От внезапно разразившегося ливня она промокла с ног до головы, но на улице было относительно тепло, и ее тело все еще горело после пробежки. Мадлен на мгновение замедлила шаг, приноравливаясь к неспешному шагу утки и ее выводку из шести новорожденных утят. Они были похожи на крошечные шарики из желтого пуха, но в воду нырнули на удивление проворно. Она прошла мимо лебедя, которого узнала по черному пятну на изгибе шеи. Чем ближе к Бату, тем больше барж было пришвартовано вдоль канала. Некоторые заброшены, на других расположились чудаки, решившие круглый год жить на воде. И одно странное семейство, раньше времени открывшее гребной сезон. Когда она подошла к дому, на улице появились первые машины. Ничего подозрительного: незнакомца нигде не было видно, а ее дом не перевернут вверх дном.
По средам Мадлен рисовала — желанный выходной среди недели, когда она отдыхала от беспокойных, страдающих людей. Требовались время и дисциплинированность, чтобы не забросить живопись — дар, доставшийся от отца. Она разрывалась между визитами к матери и Эдмунду Фьюри, между беседами с пациентами и встречами с немногочисленными друзьями. В молодости Мадлен постоянно занималась живописью и полагала, что в будущем еще вернется к этому.

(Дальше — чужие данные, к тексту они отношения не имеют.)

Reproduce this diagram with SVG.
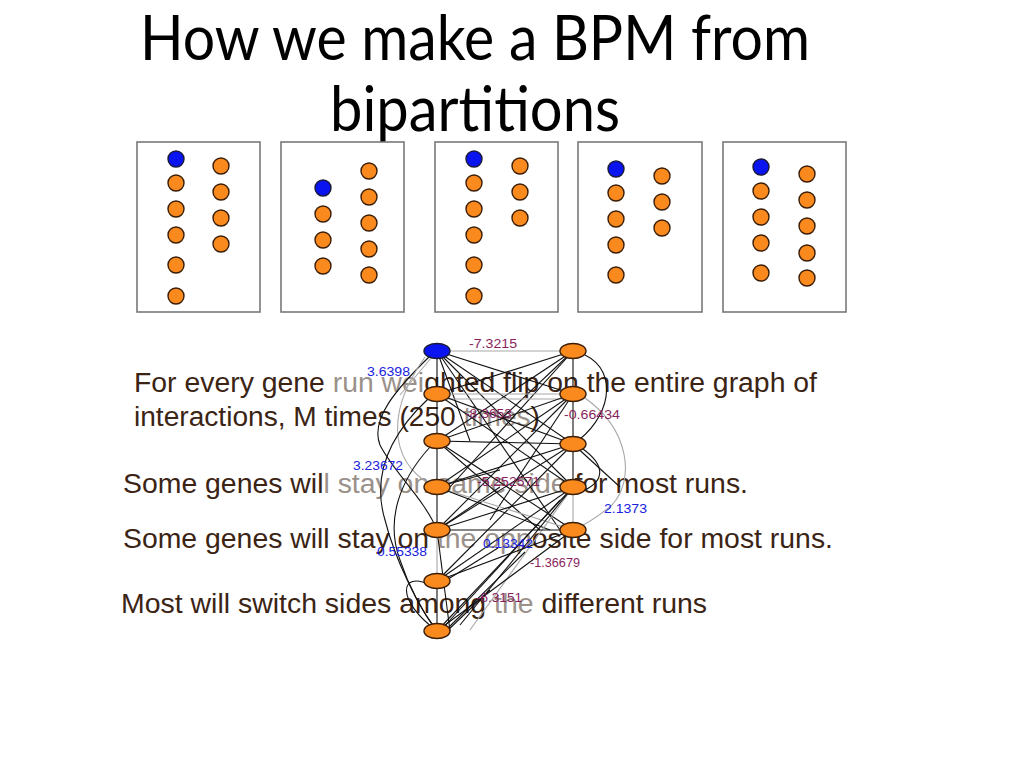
<svg xmlns="http://www.w3.org/2000/svg" width="1024" height="768" viewBox="0 0 1024 768">
<style>
.box{fill:#fff;stroke:#787878;stroke-width:1.6}
.o{fill:#fb8a1e;stroke:#3a1e06;stroke-width:1.4}
.b{fill:#0a14f0;stroke:#1a1a3a;stroke-width:1.4}
.title{font-family:Lato,"Open Sans",sans-serif;font-size:62px;fill:#000}
.body{font-family:"Liberation Sans",Arial,sans-serif;font-size:27px;fill:#3b2414}
.g{fill:#9a918b}
.e{stroke:#111;stroke-width:1.1;fill:none}
.eg{stroke:#a8a8a8;stroke-width:1.1;fill:none}
.lb{font-family:"Liberation Sans",Arial,sans-serif;font-size:12px;fill:#1a22e0}
.lm{font-family:"Liberation Sans",Arial,sans-serif;font-size:12px;fill:#8a1f5e}
</style>
<rect width="1024" height="768" fill="#fff"/>
<g id="title">
<text class="title" x="475" y="60" text-anchor="middle" textLength="670" lengthAdjust="spacingAndGlyphs">How we make a BPM from</text>
<text class="title" x="475" y="131" text-anchor="middle" textLength="290" lengthAdjust="spacingAndGlyphs">bipartitions</text>
</g>
<g id="partition1">
<rect class="box" x="137" y="142" width="123" height="170"/>
<circle class="b" cx="176" cy="159" r="8"/>
<circle class="o" cx="176" cy="183" r="8"/><circle class="o" cx="176" cy="209" r="8"/><circle class="o" cx="176" cy="235" r="8"/><circle class="o" cx="176" cy="265" r="8"/><circle class="o" cx="176" cy="296" r="8"/>
<circle class="o" cx="221" cy="166" r="8"/><circle class="o" cx="221" cy="192" r="8"/><circle class="o" cx="221" cy="218" r="8"/><circle class="o" cx="221" cy="244" r="8"/>
</g>
<g id="partition2">
<rect class="box" x="281" y="142" width="123" height="170"/>
<circle class="b" cx="323" cy="188" r="8"/>
<circle class="o" cx="323" cy="214" r="8"/><circle class="o" cx="323" cy="240" r="8"/><circle class="o" cx="323" cy="266" r="8"/>
<circle class="o" cx="369" cy="171" r="8"/><circle class="o" cx="369" cy="197" r="8"/><circle class="o" cx="369" cy="223" r="8"/><circle class="o" cx="369" cy="249" r="8"/><circle class="o" cx="369" cy="275" r="8"/>
</g>
<g id="partition3">
<rect class="box" x="435" y="142" width="123" height="170"/>
<circle class="b" cx="474" cy="159" r="8"/>
<circle class="o" cx="474" cy="183" r="8"/><circle class="o" cx="474" cy="209" r="8"/><circle class="o" cx="474" cy="235" r="8"/><circle class="o" cx="474" cy="265" r="8"/><circle class="o" cx="474" cy="296" r="8"/>
<circle class="o" cx="520" cy="166" r="8"/><circle class="o" cx="520" cy="192" r="8"/><circle class="o" cx="520" cy="218" r="8"/>
</g>
<g id="partition4">
<rect class="box" x="578" y="142" width="124" height="170"/>
<circle class="b" cx="616" cy="169" r="8"/>
<circle class="o" cx="616" cy="193" r="8"/><circle class="o" cx="616" cy="219" r="8"/><circle class="o" cx="616" cy="245" r="8"/><circle class="o" cx="616" cy="275" r="8"/>
<circle class="o" cx="662" cy="176" r="8"/><circle class="o" cx="662" cy="202" r="8"/><circle class="o" cx="662" cy="228" r="8"/>
</g>
<g id="partition5">
<rect class="box" x="723" y="142" width="123" height="170"/>
<circle class="b" cx="761" cy="167" r="8"/>
<circle class="o" cx="761" cy="191" r="8"/><circle class="o" cx="761" cy="217" r="8"/><circle class="o" cx="761" cy="243" r="8"/><circle class="o" cx="761" cy="273" r="8"/>
<circle class="o" cx="807" cy="174" r="8"/><circle class="o" cx="807" cy="200" r="8"/><circle class="o" cx="807" cy="226" r="8"/><circle class="o" cx="807" cy="253" r="8"/><circle class="o" cx="807" cy="278" r="8"/>
</g>
<g id="text">
<text class="body" x="134" y="392" textLength="683" lengthAdjust="spacingAndGlyphs">For every gene <tspan class="g">run wei</tspan>ghted flip on the entire graph of</text>
<text class="body" x="134" y="426" textLength="406" lengthAdjust="spacingAndGlyphs">interactions, M times (250 <tspan class="g">times</tspan>)</text>
<text class="body" x="123" y="493" textLength="625" lengthAdjust="spacingAndGlyphs">Some genes wil<tspan class="g">l stay on same side</tspan> for most runs.</text>
<text class="body" x="123" y="548" textLength="710" lengthAdjust="spacingAndGlyphs">Some genes will stay on <tspan class="g">the opp</tspan>osite side for most runs.</text>
<text class="body" x="121" y="613" textLength="586" lengthAdjust="spacingAndGlyphs">Most will switch sides among <tspan class="g">the</tspan> different runs</text>
</g>
<g id="connectors">
<line class="eg" x1="437" y1="351" x2="573" y2="351"/>
<line class="e" x1="437" y1="351" x2="573" y2="394"/>
<line class="e" x1="437" y1="351" x2="573" y2="444"/>
<line class="e" x1="437" y1="351" x2="573" y2="487"/>
<line class="e" x1="437" y1="351" x2="560" y2="530"/>
<line class="e" x1="437" y1="351" x2="437" y2="394"/>
<line class="e" x1="437" y1="351" x2="470" y2="441"/>
<line class="eg" x1="437" y1="351" x2="400" y2="395"/>
<path class="e" d="M430,356 C395,390 370,420 380,445 C392,470 425,500 437,530"/>
<path class="eg" d="M425,357 C380,420 395,470 437,487"/>
<line class="e" x1="573" y1="351" x2="437" y2="394"/>
<line class="e" x1="573" y1="351" x2="437" y2="441"/>
<line class="e" x1="573" y1="351" x2="450" y2="487"/>
<line class="e" x1="573" y1="351" x2="500" y2="420"/>
<line class="e" x1="573" y1="351" x2="573" y2="394"/>
<path class="e" d="M585,355 C620,372 610,420 573,444"/>
<line class="eg" x1="437" y1="394" x2="573" y2="394"/>
<line class="eg" x1="437" y1="399" x2="573" y2="399"/>
<line class="e" x1="437" y1="394" x2="573" y2="444"/>
<line class="e" x1="437" y1="394" x2="573" y2="487"/>
<line class="e" x1="437" y1="394" x2="437" y2="441"/>
<path class="e" d="M428,399 C395,430 370,470 385,520 C395,560 420,610 437,631"/>
<line class="e" x1="573" y1="394" x2="437" y2="441"/>
<line class="e" x1="573" y1="394" x2="437" y2="487"/>
<line class="e" x1="573" y1="394" x2="437" y2="530"/>
<line class="e" x1="573" y1="394" x2="490" y2="520"/>
<line class="e" x1="573" y1="394" x2="573" y2="444"/>
<path class="eg" d="M585,398 C630,430 635,480 612,505 C600,515 585,525 573,530"/>
<line class="e" x1="437" y1="441" x2="573" y2="444"/>
<line class="e" x1="437" y1="441" x2="437" y2="487"/>
<line class="e" x1="437" y1="441" x2="573" y2="530"/>
<line class="e" x1="437" y1="441" x2="540" y2="530"/>
<path class="e" d="M430,447 C400,480 385,520 400,560 C410,590 425,615 437,631"/>
<line class="e" x1="573" y1="444" x2="437" y2="487"/>
<line class="e" x1="573" y1="444" x2="437" y2="530"/>
<line class="e" x1="573" y1="444" x2="437" y2="581"/>
<line class="e" x1="573" y1="444" x2="573" y2="487"/>
<line class="e" x1="573" y1="444" x2="620" y2="487"/>
<path class="e" d="M583,449 C605,465 605,480 585,490"/>
<line class="e" x1="437" y1="487" x2="437" y2="530"/>
<line class="eg" x1="437" y1="487" x2="573" y2="530"/>
<line class="e" x1="437" y1="487" x2="550" y2="530"/>
<line class="e" x1="437" y1="487" x2="500" y2="470"/>
<line class="e" x1="573" y1="487" x2="437" y2="530"/>
<line class="e" x1="573" y1="487" x2="437" y2="581"/>
<line class="e" x1="573" y1="487" x2="437" y2="631"/>
<line class="eg" x1="573" y1="487" x2="573" y2="530"/>
<line class="eg" x1="573" y1="487" x2="470" y2="630"/>
<line class="e" x1="573" y1="487" x2="460" y2="625"/>
<line class="e" x1="437" y1="530" x2="573" y2="530"/>
<line class="eg" x1="437" y1="530" x2="437" y2="581"/>
<line class="e" x1="437" y1="530" x2="450" y2="631"/>
<line class="e" x1="437" y1="530" x2="500" y2="487"/>
<line class="e" x1="573" y1="530" x2="437" y2="581"/>
<line class="e" x1="573" y1="530" x2="437" y2="631"/>
<line class="e" x1="560" y1="500" x2="440" y2="631"/>
<line class="e" x1="437" y1="581" x2="437" y2="631"/>
<line class="e" x1="445" y1="581" x2="498" y2="548"/>
<line class="e" x1="445" y1="631" x2="525" y2="552"/>
<line class="e" x1="447" y1="631" x2="490" y2="590"/>
<path class="e" d="M430,585 C400,570 395,600 437,631"/>
</g>
<g id="labels">
<text class="lm" x="469" y="348" textLength="48" lengthAdjust="spacingAndGlyphs">-7.3215</text>
<text class="lb" x="367" y="376" textLength="43" lengthAdjust="spacingAndGlyphs">3.6398</text>
<text class="lm" x="465" y="418" textLength="47" lengthAdjust="spacingAndGlyphs">-8.3653</text>
<text class="lm" x="564" y="419" textLength="56" lengthAdjust="spacingAndGlyphs">-0.66434</text>
<text class="lb" x="353" y="470" textLength="50" lengthAdjust="spacingAndGlyphs">3.23672</text>
<text class="lm" x="477" y="486" textLength="63" lengthAdjust="spacingAndGlyphs">-5.252571</text>
<text class="lb" x="604" y="513" textLength="43" lengthAdjust="spacingAndGlyphs">2.1373</text>
<text class="lb" x="483" y="548" textLength="50" lengthAdjust="spacingAndGlyphs">0.13342</text>
<text class="lb" x="377" y="556" textLength="50" lengthAdjust="spacingAndGlyphs">0.55338</text>
<text class="lm" x="530" y="567" textLength="50" lengthAdjust="spacingAndGlyphs">-1.36679</text>
<text class="lm" x="476" y="602" textLength="46" lengthAdjust="spacingAndGlyphs">-6.3151</text>
</g>
<g id="nodes">
<g id="n-l0"><ellipse class="b" cx="437" cy="351" rx="13" ry="7.5"/></g>
<g id="n-l1"><ellipse class="o" cx="437" cy="394" rx="13" ry="7.5"/></g>
<g id="n-l2"><ellipse class="o" cx="437" cy="441" rx="13" ry="7.5"/></g>
<g id="n-l3"><ellipse class="o" cx="437" cy="487" rx="13" ry="7.5"/></g>
<g id="n-l4"><ellipse class="o" cx="437" cy="530" rx="13" ry="7.5"/></g>
<g id="n-l5"><ellipse class="o" cx="437" cy="581" rx="13" ry="7.5"/></g>
<g id="n-l6"><ellipse class="o" cx="437" cy="631" rx="13" ry="7.5"/></g>
<g id="n-r0"><ellipse class="o" cx="573" cy="351" rx="13" ry="7.5"/></g>
<g id="n-r1"><ellipse class="o" cx="573" cy="394" rx="13" ry="7.5"/></g>
<g id="n-r2"><ellipse class="o" cx="573" cy="444" rx="13" ry="7.5"/></g>
<g id="n-r3"><ellipse class="o" cx="573" cy="487" rx="13" ry="7.5"/></g>
<g id="n-r4"><ellipse class="o" cx="573" cy="530" rx="13" ry="7.5"/></g>
</g>
</svg>
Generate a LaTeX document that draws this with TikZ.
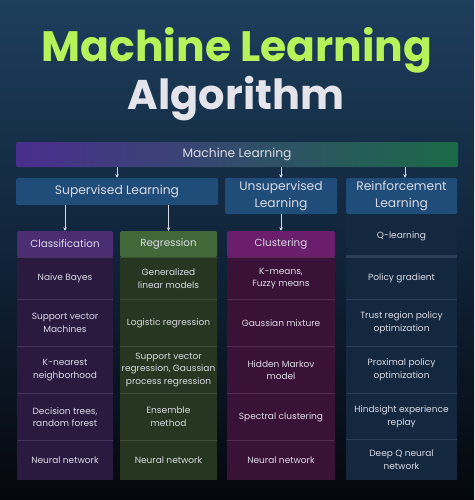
\documentclass[tikz,border=0pt]{standalone}
\usepackage{fontspec}
\setmainfont{Poppins}
\usetikzlibrary{arrows.meta}
\definecolor{bgtop}{HTML}{1D3E5C}
\definecolor{bgmid}{HTML}{10243A}
\definecolor{bgbot}{HTML}{05070C}
\definecolor{lime}{HTML}{B6F25A}
\definecolor{ttl}{HTML}{E4E4EA}
\definecolor{txt}{HTML}{DADAE4}
\definecolor{blueb}{HTML}{1F4C78}
\definecolor{mlleft}{HTML}{4A2E8E}
\definecolor{mlright}{HTML}{1B6A48}
\definecolor{clsh}{HTML}{4B2D74}
\definecolor{clsb}{HTML}{2B1A40}
\definecolor{clss}{HTML}{45335E}
\definecolor{regh}{HTML}{42683A}
\definecolor{regb}{HTML}{263620}
\definecolor{regs}{HTML}{3B4D33}
\definecolor{cluh}{HTML}{6A1E6B}
\definecolor{club}{HTML}{3A1238}
\definecolor{clus}{HTML}{552A52}
\definecolor{reib}{HTML}{13283F}
\definecolor{reis}{HTML}{2A3F57}
\tikzset{
  boxbase/.style={inner sep=0pt, text=txt, align=center, rounded corners=1.5pt},
  catbox/.style={boxbase, fill=blueb, font=\fontsize{12.3}{16.5}\selectfont},
  headbox/.style={boxbase, font=\fontsize{10.3}{13}\selectfont},
  cellbox/.style={boxbase, rounded corners=0pt, font=\fontsize{9}{12.7}\selectfont},
  arr/.style={draw=txt, line width=0.8pt, -{Stealth[length=3.5pt,width=3.5pt]}}
}
\begin{document}
\begin{tikzpicture}[x=1pt,y=-1pt]
\useasboundingbox (0,0) rectangle (474,500);
\shade[top color=bgtop, bottom color=bgbot, middle color=bgmid] (0,0) rectangle (474,500);
% titles
\node[anchor=base, text=lime, font=\fontsize{42.5}{46}\bfseries\selectfont, inner sep=0pt] (t1) at (237,62) {Machine Learning};
\node[anchor=base, text=ttl, font=\fontsize{41.5}{46}\bfseries\selectfont, inner sep=0pt] (t2) at (236,110) {Algorithm};
% top bar
\node[boxbase, left color=mlleft, right color=mlright, minimum width=442pt, minimum height=25pt, font=\fontsize{12.3}{15}\selectfont] (ml) at (237,154.5) {Machine Learning};
% categories
\node[catbox, minimum width=202pt, minimum height=27pt] (sup) at (117,191.5) {Supervised Learning};
\node[catbox, minimum width=112pt, minimum height=36pt] (uns) at (281,196) {Unsupervised\\Learning};
\node[catbox, minimum width=111pt, minimum height=36pt] (rei) at (401.5,196) {Reinforcement\\Learning};
% column separators backgrounds
\fill[clss] (17,257) rectangle (113,480);
\fill[regs] (120,257) rectangle (217,480);
\fill[clus] (227,257) rectangle (335,480);
\fill[reis] (346,217) rectangle (457,480);
% headers
\node[headbox, fill=clsh, minimum width=96pt, minimum height=26pt] (cls) at (65,244) {Classification};
\node[headbox, fill=regh, minimum width=97pt, minimum height=26pt] (reg) at (168.5,244) {Regression};
\node[headbox, fill=cluh, minimum width=108pt, minimum height=26pt] (clu) at (281,244) {Clustering};
% Classification cells
\node[cellbox, fill=clsb, minimum width=96pt, minimum height=41pt] (c1) at (65,278.5) {Naive Bayes};
\node[cellbox, fill=clsb, minimum width=96pt, minimum height=46pt] (c2) at (65,323) {Support vector\\Machines};
\node[cellbox, fill=clsb, minimum width=96pt, minimum height=46pt] (c3) at (65,370) {K-nearest\\neighborhood};
\node[cellbox, fill=clsb, minimum width=96pt, minimum height=46pt] (c4) at (65,417) {Decision trees,\\random forest};
\node[cellbox, fill=clsb, minimum width=96pt, minimum height=39pt] (c5) at (65,460.5) {Neural network};
% Regression cells
\node[cellbox, fill=regb, minimum width=97pt, minimum height=41pt] (g1) at (168.5,278.5) {Generalized\\linear models};
\node[cellbox, fill=regb, minimum width=97pt, minimum height=46pt] (g2) at (168.5,323) {Logistic regression};
\node[cellbox, fill=regb, minimum width=97pt, minimum height=46pt] (g3) at (168.5,370) {Support vector\\regression, Gaussian\\process regression};
\node[cellbox, fill=regb, minimum width=97pt, minimum height=46pt] (g4) at (168.5,417) {Ensemble\\method};
\node[cellbox, fill=regb, minimum width=97pt, minimum height=39pt] (g5) at (168.5,460.5) {Neural network};
% Clustering cells
\node[cellbox, fill=club, minimum width=108pt, minimum height=41pt] (k1) at (281,278.5) {K-means,\\Fuzzy means};
\node[cellbox, fill=club, minimum width=108pt, minimum height=46pt] (k2) at (281,323) {Gaussian mixture};
\node[cellbox, fill=club, minimum width=108pt, minimum height=46pt] (k3) at (281,370) {Hidden Markov\\model};
\node[cellbox, fill=club, minimum width=108pt, minimum height=46pt] (k4) at (281,417) {Spectral clustering};
\node[cellbox, fill=club, minimum width=108pt, minimum height=39pt] (k5) at (281,460.5) {Neural network};
% Reinforcement cells
\node[cellbox, fill=reib, minimum width=111pt, minimum height=38pt] (r0) at (401.5,236) {Q-learning};
\node[cellbox, fill=reib, minimum width=111pt, minimum height=41pt] (r1) at (401.5,278.5) {Policy gradient};
\node[cellbox, fill=reib, minimum width=111pt, minimum height=46pt] (r2) at (401.5,323) {Trust region policy\\optimization};
\node[cellbox, fill=reib, minimum width=111pt, minimum height=46pt] (r3) at (401.5,370) {Proximal policy\\optimization};
\node[cellbox, fill=reib, minimum width=111pt, minimum height=45pt] (r4) at (401.5,416.5) {Hindsight experience\\replay};
\node[cellbox, fill=reib, minimum width=111pt, minimum height=40pt] (r5) at (401.5,460) {Deep Q neural\\network};
% arrows
\draw[arr] (ml.south -| sup.north) -- (sup.north);
\draw[arr] (ml.south -| uns.north) -- (uns.north);
\draw[arr] ([xshift=3.5pt]ml.south -| rei.north) -- ([xshift=3.5pt]rei.north);
\draw[arr] (sup.south -| cls.north) -- (cls.north);
\draw[arr] (sup.south -| reg.north) -- (reg.north);
\draw[arr] (uns.south) -- (clu.north);
\end{tikzpicture}
\end{document}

Однако охватившее ее за последнюю неделю странное беспокойство мешало сосредоточиться на картине. Она бесцельно слонялась по дому, занимаясь какими-то мелочами. Пробило уже два часа, а Мадлен так и не села за холст. Наконец она направилась на чердак, в свою студию, и тут зазвонил телефон. Поколебавшись, она решила снять трубку.
— Мадлен Фрэнк, слушаю вас, — устало произнесла она.
— Привет, Мадлен. Это Роб Риз из Роквуда. Извини, что побеспокоил тебя дома. Я звонил в клинику, но твоя секретарша сказала, что по средам ты красишь.
— Верно, Роб, — ответила она. — Я занимаюсь психотерапией не полную рабочую неделю.
— А что ты красишь? Дом?
— Муравьев.
Молчание.
— Ты красишь муравьев?[16] Как это?
— Не бери в голову, — засмеялась Мадлен. — Что случилось, Роб?
Роб был новым секретарем начальника тюрьмы, настоящая мечта в сравнении с противной, лишенной чувства юмора женщиной, на место которой он пришел.
— Просто хотел предупредить, чтобы ты запланировала на пятницу другие дела. Эдмунд в лазарете, и сомневаюсь, что к пятнице он вычухается.
— Как в лазарете? Что с ним?
— Заболел. Врачи точно не знают, в чем дело, но он не симулирует. У него жуткий понос и рвота. Так и льет. До судорог дошло. И чрезмерное возбуждение… Ну, ты понимаешь, о чем я. Врачи вынуждены держать его на успокоительных.
— О боже! Бедняжка! — сочувственно воскликнула Мадлен, вспомнив, как скоры врачи на то, чтобы вколоть лекарство, когда Росария возбуждается сверх меры.
— Бедняжка? — саркастически заметил Роб. — Подумай о медсестрах.
Она смущенно засмеялась.
— Да, ты прав. Но если будет возможность, передай ему, чтобы поправлялся. Я приеду на следующей неделе.
— Конечно. — Последовала пауза. — Значит, в пятницу вечером ты свободна?
— Не стоит путать работу с удовольствием, Роб. Но мне приятно, что ты спросил, — улыбнулась Мадлен.